_Given data:_

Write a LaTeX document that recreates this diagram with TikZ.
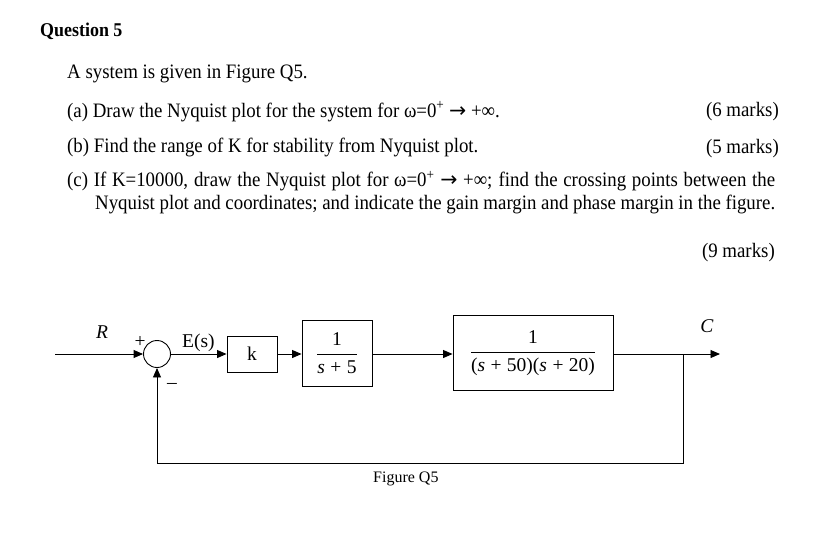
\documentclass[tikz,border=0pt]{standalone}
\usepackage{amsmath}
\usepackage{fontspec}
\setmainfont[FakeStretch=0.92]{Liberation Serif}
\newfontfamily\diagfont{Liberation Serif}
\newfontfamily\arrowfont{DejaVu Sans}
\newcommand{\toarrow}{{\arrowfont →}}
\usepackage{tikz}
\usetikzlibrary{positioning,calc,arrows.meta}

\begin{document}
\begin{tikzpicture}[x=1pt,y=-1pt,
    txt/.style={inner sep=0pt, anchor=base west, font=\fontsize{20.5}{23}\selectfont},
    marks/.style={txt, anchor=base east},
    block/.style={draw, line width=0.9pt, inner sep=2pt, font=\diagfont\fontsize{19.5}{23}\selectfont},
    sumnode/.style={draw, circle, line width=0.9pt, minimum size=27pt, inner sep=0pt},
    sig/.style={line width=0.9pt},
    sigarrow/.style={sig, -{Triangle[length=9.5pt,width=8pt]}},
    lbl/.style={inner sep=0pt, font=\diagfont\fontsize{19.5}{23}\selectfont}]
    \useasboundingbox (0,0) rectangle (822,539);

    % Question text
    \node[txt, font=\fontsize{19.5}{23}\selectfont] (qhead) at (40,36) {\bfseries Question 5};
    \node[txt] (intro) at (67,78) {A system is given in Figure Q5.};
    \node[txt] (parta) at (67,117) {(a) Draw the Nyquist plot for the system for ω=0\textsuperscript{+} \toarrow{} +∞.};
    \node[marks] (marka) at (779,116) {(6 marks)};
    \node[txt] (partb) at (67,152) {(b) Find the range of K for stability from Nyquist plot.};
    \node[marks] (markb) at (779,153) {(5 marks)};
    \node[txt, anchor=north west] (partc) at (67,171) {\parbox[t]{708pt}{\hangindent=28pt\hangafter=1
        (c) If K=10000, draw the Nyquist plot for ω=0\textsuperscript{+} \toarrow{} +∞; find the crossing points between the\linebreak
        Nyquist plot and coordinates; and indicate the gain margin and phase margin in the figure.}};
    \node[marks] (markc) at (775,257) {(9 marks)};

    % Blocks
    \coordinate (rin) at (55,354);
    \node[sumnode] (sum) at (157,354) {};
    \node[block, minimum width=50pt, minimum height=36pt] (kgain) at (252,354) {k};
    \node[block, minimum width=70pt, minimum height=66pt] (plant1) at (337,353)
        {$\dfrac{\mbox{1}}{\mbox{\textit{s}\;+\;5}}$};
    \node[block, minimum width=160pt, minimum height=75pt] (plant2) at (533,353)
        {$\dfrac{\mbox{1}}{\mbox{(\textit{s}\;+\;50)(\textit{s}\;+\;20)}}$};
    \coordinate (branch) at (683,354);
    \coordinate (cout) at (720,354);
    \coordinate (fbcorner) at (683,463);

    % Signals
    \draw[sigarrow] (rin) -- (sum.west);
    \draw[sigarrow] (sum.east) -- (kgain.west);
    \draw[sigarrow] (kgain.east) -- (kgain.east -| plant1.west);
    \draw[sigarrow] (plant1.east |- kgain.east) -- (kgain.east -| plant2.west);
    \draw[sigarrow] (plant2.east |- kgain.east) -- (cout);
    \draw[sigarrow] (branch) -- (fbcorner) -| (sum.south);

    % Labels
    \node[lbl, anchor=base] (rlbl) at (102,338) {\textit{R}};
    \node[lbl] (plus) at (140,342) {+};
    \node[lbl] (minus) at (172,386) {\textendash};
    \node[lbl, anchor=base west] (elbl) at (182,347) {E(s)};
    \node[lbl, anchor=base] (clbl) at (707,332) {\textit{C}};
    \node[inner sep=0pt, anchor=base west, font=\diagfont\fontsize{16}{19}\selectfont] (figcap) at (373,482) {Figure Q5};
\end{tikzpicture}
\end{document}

_What is expected:_
Omit every picture while copying the listing above exactly.

_Reply:_
Write a LaTeX document that recreates this diagram with TikZ.
\documentclass[tikz,border=0pt]{standalone}
\usepackage{amsmath}
\usepackage{fontspec}
\setmainfont[FakeStretch=0.92]{Liberation Serif}
\newfontfamily\diagfont{Liberation Serif}
\newfontfamily\arrowfont{DejaVu Sans}
\newcommand{\toarrow}{{\arrowfont →}}
\usepackage{tikz}
\usetikzlibrary{positioning,calc,arrows.meta}

\begin{document}
\begin{tikzpicture}[x=1pt,y=-1pt,
    txt/.style={inner sep=0pt, anchor=base west, font=\fontsize{20.5}{23}\selectfont},
    marks/.style={txt, anchor=base east},
    block/.style={draw, line width=0.9pt, inner sep=2pt, font=\diagfont\fontsize{19.5}{23}\selectfont},
    sumnode/.style={draw, circle, line width=0.9pt, minimum size=27pt, inner sep=0pt},
    sig/.style={line width=0.9pt},
    sigarrow/.style={sig, -{Triangle[length=9.5pt,width=8pt]}},
    lbl/.style={inner sep=0pt, font=\diagfont\fontsize{19.5}{23}\selectfont}]
    \useasboundingbox (0,0) rectangle (822,539);

    % Question text
    \node[txt, font=\fontsize{19.5}{23}\selectfont] (qhead) at (40,36) {\bfseries Question 5};
    \node[txt] (intro) at (67,78) {A system is given in Figure Q5.};
    \node[txt] (parta) at (67,117) {(a) Draw the Nyquist plot for the system for ω=0\textsuperscript{+} \toarrow{} +∞.};
    \node[marks] (marka) at (779,116) {(6 marks)};
    \node[txt] (partb) at (67,152) {(b) Find the range of K for stability from Nyquist plot.};
    \node[marks] (markb) at (779,153) {(5 marks)};
    \node[txt, anchor=north west] (partc) at (67,171) {\parbox[t]{708pt}{\hangindent=28pt\hangafter=1
        (c) If K=10000, draw the Nyquist plot for ω=0\textsuperscript{+} \toarrow{} +∞; find the crossing points between the\linebreak
        Nyquist plot and coordinates; and indicate the gain margin and phase margin in the figure.}};
    \node[marks] (markc) at (775,257) {(9 marks)};

    % Blocks
    \coordinate (rin) at (55,354);
    \node[sumnode] (sum) at (157,354) {};
    \node[block, minimum width=50pt, minimum height=36pt] (kgain) at (252,354) {k};
    \node[block, minimum width=70pt, minimum height=66pt] (plant1) at (337,353)
        {$\dfrac{\mbox{1}}{\mbox{\textit{s}\;+\;5}}$};
    \node[block, minimum width=160pt, minimum height=75pt] (plant2) at (533,353)
        {$\dfrac{\mbox{1}}{\mbox{(\textit{s}\;+\;50)(\textit{s}\;+\;20)}}$};
    \coordinate (branch) at (683,354);
    \coordinate (cout) at (720,354);
    \coordinate (fbcorner) at (683,463);

    % Signals
    \draw[sigarrow] (rin) -- (sum.west);
    \draw[sigarrow] (sum.east) -- (kgain.west);
    \draw[sigarrow] (kgain.east) -- (kgain.east -| plant1.west);
    \draw[sigarrow] (plant1.east |- kgain.east) -- (kgain.east -| plant2.west);
    \draw[sigarrow] (plant2.east |- kgain.east) -- (cout);
    \draw[sigarrow] (branch) -- (fbcorner) -| (sum.south);

    % Labels
    \node[lbl, anchor=base] (rlbl) at (102,338) {\textit{R}};
    \node[lbl] (plus) at (140,342) {+};
    \node[lbl] (minus) at (172,386) {\textendash};
    \node[lbl, anchor=base west] (elbl) at (182,347) {E(s)};
    \node[lbl, anchor=base] (clbl) at (707,332) {\textit{C}};
    \node[inner sep=0pt, anchor=base west, font=\diagfont\fontsize{16}{19}\selectfont] (figcap) at (373,482) {Figure Q5};
\end{tikzpicture}
\end{document}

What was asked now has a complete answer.